What’s your favorite Yogi-ism?
I have a tie for first between “Nobody goes there anymore; it’s too crowded,” and “It gets late early out there.”
The former was in reference to a restaurant, and the latter to the late-afternoon situation in the Yankee Stadium left field during day games. We all know what he meant with the first. It makes perfect sense. As for the second, he could have simply said, “The sun and the shadows make it hard to see the ball,” but hey, he was Yogi, and that’s just the way his mind worked.
At any rate, he was inherently profound for someone who quit school after eighth grade.
The quips and malapropisms made Lawrence Peter “Yogi” Berra into an American curiosity, so much so that far too many people came to think of him strictly in that context. But never forget that Yogi Berra, who died at the age of 90 Tuesday evening, was a truly great ballplayer, and in the forefront of any discussion concerning who was the greatest catcher in major league baseball history.
Still, you must love the quotes. A partial listing:
“You can observe a lot by watching.”
“When you come to a fork in the road, take it.”
“It’s deja vu all over again.”
And, of course, the most quoted one of them all . . .
“It ain’t over till it’s over.”
He was a one-man Bartlett’s, for sure. What we will never know for sure is just how much that celebrated Yogi persona was real and how much was created by his boyhood friend from “The Hill” in St. Louis, that being Joe Garagiola. As Yogi frequently reminded us, “I didn’t really say everything I said.”
So let’s talk about the ballplayer, the Hall of Famer, the backstop who is one of the five greatest Yankees of all-time, and, in my opinion, ranking behind only Johnny Bench as the greatest catcher ever.
Start with this. From 1950 through 1956, here is how Yogi finished in American League Most Valuable Player voting: third, first, fourth, second, first, first and second.
We could end the discussion right there. Ted Williams famously said that the Yankee he feared the most wasn’t Mickey Mantle; it was Yogi Berra.
He was impossible to figure out, simply because he violated Williams’s sacred precept of getting a good ball to hit. Yogi was 5 feet 7 inches and a sturdy 185 pounds, and he really had no strike zone. Any ball that left a pitcher’s hand was fair game for him.
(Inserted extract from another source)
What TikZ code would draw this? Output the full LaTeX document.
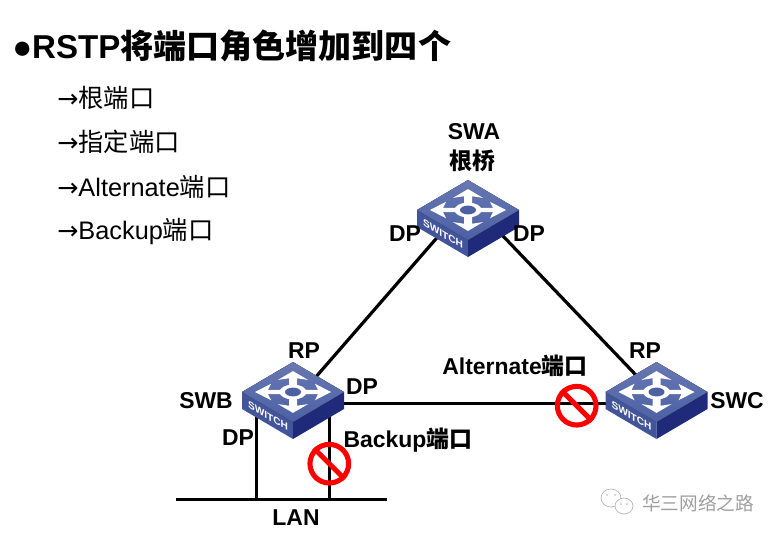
\documentclass[tikz,border=0pt]{standalone}
\usepackage{fontspec}
\setmainfont{Liberation Sans}
\newfontfamily\cjk{Noto Sans CJK SC}
\newfontfamily\sym{DejaVu Sans}
\usetikzlibrary{backgrounds}

\definecolor{topblue}{HTML}{4C60A4}
\definecolor{sideblue}{HTML}{42549A}
\definecolor{darkblue}{HTML}{1F2B7A}

\tikzset{
  label/.style={font=\fontsize{17.2}{20}\selectfont\bfseries, inner sep=0pt},
  item/.style={font=\fontsize{19}{22}\selectfont, anchor=west, inner sep=0pt},
  link/.style={line width=2.4pt, black},
  nosign/.style={circle, draw=red, line width=3.8pt, minimum size=29pt, inner sep=0pt},
  pics/switchbox/.style={code={
    \coordinate (-n) at (0,-30);
    \coordinate (-w) at (-51,0);
    \coordinate (-e) at (51,0);
    \coordinate (-s) at (0,30);
    \fill[sideblue] (-51,0) -- (0,30) -- (0,47) -- (-51,17) -- cycle;
    \fill[darkblue] (51,0) -- (0,30) -- (0,47) -- (51,17) -- cycle;
    \fill[top color=topblue!85!white, bottom color=topblue] (-n) -- (-e) -- (-s) -- (-w) -- cycle;
    \begin{scope}[yscale=0.55]
      \foreach \a in {0,90,180,270} {
        \fill[white, rotate=\a] (10,-4) -- (25,-4) -- (22,-15) -- (38,0) -- (22,15) -- (25,4) -- (10,4) -- cycle;
      }
      \fill[white] (0,0) circle[radius=13.5];
      \fill[topblue] (0,0) circle[radius=8];
    \end{scope}
    \node[font=\fontsize{7.6}{8}\selectfont\bfseries, text=white, inner sep=0pt, cm={1,-.588,0,1,(0,0)}] (-text) at (-25,24) {SWITCH};
  }}
}

\begin{document}
\begin{tikzpicture}[x=0.75pt, y=-0.75pt]
  \useasboundingbox (0,0) rectangle (778,536);

  % heading and list
  \node[font=\fontsize{24.8}{28}\selectfont\bfseries, anchor=west, inner sep=0pt] (title) at (12,46) {●RSTP{\cjk 将端口角色增加到四个}};
  \node[item] (item1) at (57,98)  {{\sym →}{\cjk 根端口}};
  \node[item] (item2) at (57,142) {{\sym →}{\cjk 指定端口}};
  \node[item] (item3) at (57,187) {{\sym →}Alternate{\cjk 端口}};
  \node[item] (item4) at (57,232) {{\sym →}Backup{\cjk 端口}};

  % switches
  \pic (swa) at (468,210) {switchbox};
  \pic (swb) at (293,392) {switchbox};
  \pic (swc) at (656.5,392) {switchbox};

  \coordinate (swa-dl) at (448,225);
  \coordinate (swa-dr) at (492.5,225);
  \coordinate (swb-rp) at (308,386);
  \coordinate (swc-rp) at (644.5,384);
  \coordinate (swb-dp) at (333,403.3);
  \coordinate (swc-ap) at (617,403.3);
  \coordinate (swb-dl) at (256.3,417);
  \coordinate (swb-bk) at (329.3,417);
  \coordinate (lan-l) at (176,499.3);
  \coordinate (lan-r) at (386.7,499.3);

  \begin{scope}[on background layer]
    \draw[link] (swa-dl) -- (swb-rp);
    \draw[link] (swa-dr) -- (swc-rp);
    \draw[link] (swb-dp) -- (swc-ap);
    \draw[link] (swb-dl) -- (swb-dl |- lan-l);
    \draw[link] (swb-bk) -- (swb-bk |- lan-l);
    \draw[link] (lan-l) -- (lan-r);
  \end{scope}

  % blocked ports
  \node[nosign] (blockc) at (576.7,405.7) {};
  \draw[red, line width=3.8pt] (blockc.north west) -- (blockc.south east);
  \node[nosign] (blockb) at (329.3,463.7) {};
  \draw[red, line width=3.8pt] (blockb.north west) -- (blockb.south east);

  % labels
  \node[label] (swaname) at (474,132) {SWA};
  \node[label] (swaroot) at (472,161) {\cjk 根桥};
  \node[label] (dpa1) at (405,234) {DP};
  \node[label] (dpa2) at (529,234) {DP};
  \node[label] (rpb) at (304,351) {RP};
  \node[label] (swbname) at (206,401) {SWB};
  \node[label] (dpb1) at (362,387) {DP};
  \node[label] (dpb2) at (238,438) {DP};
  \node[label] (bkname) at (408,440) {Backup{\cjk 端口}};
  \node[label] (lanname) at (296,518) {LAN};
  \node[label] (altname) at (515,366) {Alternate{\cjk 端口}};
  \node[label] (rpc) at (645,351) {RP};
  \node[label] (swcname) at (737,401) {SWC};

  % watermark
  \draw[gray!60, line width=0.5pt] (611,498) ellipse[x radius=10, y radius=9];
  \draw[gray!60, line width=0.5pt, fill=white] (624,506) ellipse[x radius=9, y radius=8];
  \foreach \p in {(607,495),(615,495),(621,504),(627,504)} {
    \fill[gray!60] \p circle[radius=0.8];
  }
  \node[font=\fontsize{14}{16}\selectfont\cjk, text=gray!75, inner sep=0pt, anchor=west] (mark) at (642,503) {华三网络之路};
\end{tikzpicture}
\end{document}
I can still see him stepping into the batter’s box with those preliminary uppercut swings, which would lead you to think that the pitch he most wanted to see was down and in, the bread-and-butter location for so many lefthand hitters.
But that was meaningless. Yogi may have led all of baseball in homers hit on pitches at the eyebrows during a career that began with a September cup of coffee in 1946 and ended as a Met playing again for Casey Stengel in 1965.
The baseball world was different then; we all know that. But some numbers are so startling that we might as well be talking about a completely different sport. For here was a man who had a lifetime batting average of .285, who hit 358 home runs, who drove in 1,430 runs, and who had a career OPS (not that anyone knew there was such a thing in his day) of .830, and who, in 8,359 career plate appearances, walked 290 more times than he struck out. As a free swinger!
Yogi Berra’s high-water strikeout total was 38 (in 521 plate appearances) in 1959. In 1950, he came to the plate 656 times and walked back to the dugout after striking out — gulp — 12 times.
We are not talking about an annoying, pitch-taking, foul-balling, crafty leadoff man. We are talking about someone whose general intention when he strode to the plate was to hit the baseball a long way. This, I suggest, attests to a hand-eye coordination that is almost incomprehensible for any of us to grasp.
Funny-looking as he was, Berra was clearly an athlete. When the Yankees brought up a catcher named Elston Howard in the late ’50s, it was clear the young man was going to warrant playing time. Yogi made it possible by becoming an outfielder. He was, in fact, the left fielder over whose head the famous Bill Mazeroski World Series-clinching home run was struck in 1960. The wonderful description of Yankee Stadium left field in twilight was born out of personal experience.
But it was as a catcher that Yogi Berra should be remembered. Those MVPs were not solely the product of his bat. He was a superior defensive catcher, in part, as he explained, because of the tutelage provided him as a young man by Hall of Famer Bill Dickey.
This, naturally, leads us to yet another gem from the mind and mouth of Yogi Berra.
“Bill Dickey,” he pointed out, “learnt me all his experiences.”
What a baseball life. Yogi Berra participated as a player, manager, and coach, in 21 World Series. He played in 14 and was a winner in 10 of them. He had 12 postseason home runs. Oops, excuse me. In his day, the “postseason” consisted of the World Series, and only the World Series. None of this ALDS stuff.
“Beloved” is probably the best word to describe his stature as both a Yankee and a baseball icon. Everybody loved Yogi Berra. We are fond of declaring when someone passes that “There will never be another like him.” Usually it’s empty hyperbole.
Not this time. It’s over for Yogi, and absolutely, positively, without a doubt, there will never be another like him.